Vienne, dit-elle, à point aux gants.

L’amant répond,

Aux gants, dame, ains vous dis sans lobe,
Que vous aurez mantel & robe.

Le glossaire latin de Ducange est à consulter sur le fréquent usage de la délivrance d’un gant, pour marque de l’investiture. Si aliquam territorii partem, dit une loi anglo-saxonne, venundari contigerit, domini venditiones (les ventes) habebunt, scilicet tot denarios quot venditor indè habuerit solidos : major verò terræ illius, pro wantis (les gants) accipiet duos denarios.
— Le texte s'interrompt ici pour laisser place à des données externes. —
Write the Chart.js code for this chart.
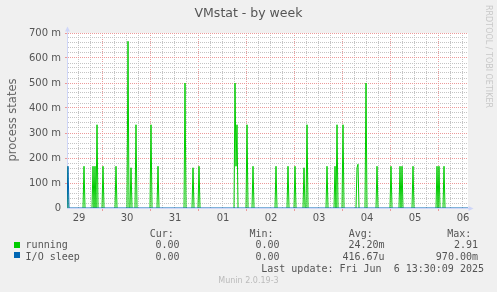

Il arriva de cette loi, que les gants devinrent un droit personnel au baili du fief du seigneur : de-là s’établit encore la coûtume, dans la plûpart des marchés, de donner aux domestiques de l’argent pour une paire de gants. (D. J.)
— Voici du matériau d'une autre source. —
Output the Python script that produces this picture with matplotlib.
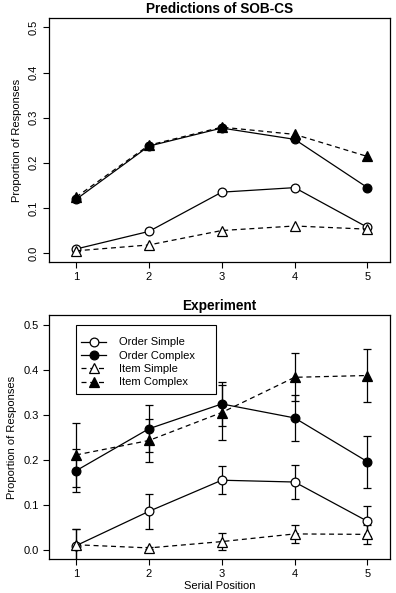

Gants de Notre-Dame, digitalis, (Botan.) Voyez Digitale.

Gants de Notre-Dame, aquilegia, (Botan.) Voyez Ancolie.

Gant, (Géog.) bourg de France dans le Béarn, à deux lieues de la ville de Pau : nous n’en parlons que parce qu’il est la patrie de M. de Marca (Pierre), un des plus célebres prélats de l’église gallicane. On fait qu’après avoir été conseiller d’état & marié, il eut plusieurs enfans, devint veuf, & entra dans l’église ; obtint l’archevêché de Toulouse ; & étoit nommé à celui de Paris, lorsqu’il mourut en 1662, âgé de 68 ans. Son livre, intitulé Marca hispanica, est plein de savantes observations géographiques ; & son traité de la concorde de l’empire & du sacerdoce, de concordiâ sacerdotii & imperii, est très estimé ; il faut l’avoir de l’édition de M. Baluze. Enfin son histoire de Béarn est la meilleure que nous ayons. L’abbé Faget a écrit la vie de M. de Marca ; on peut la consulter. (D. J.)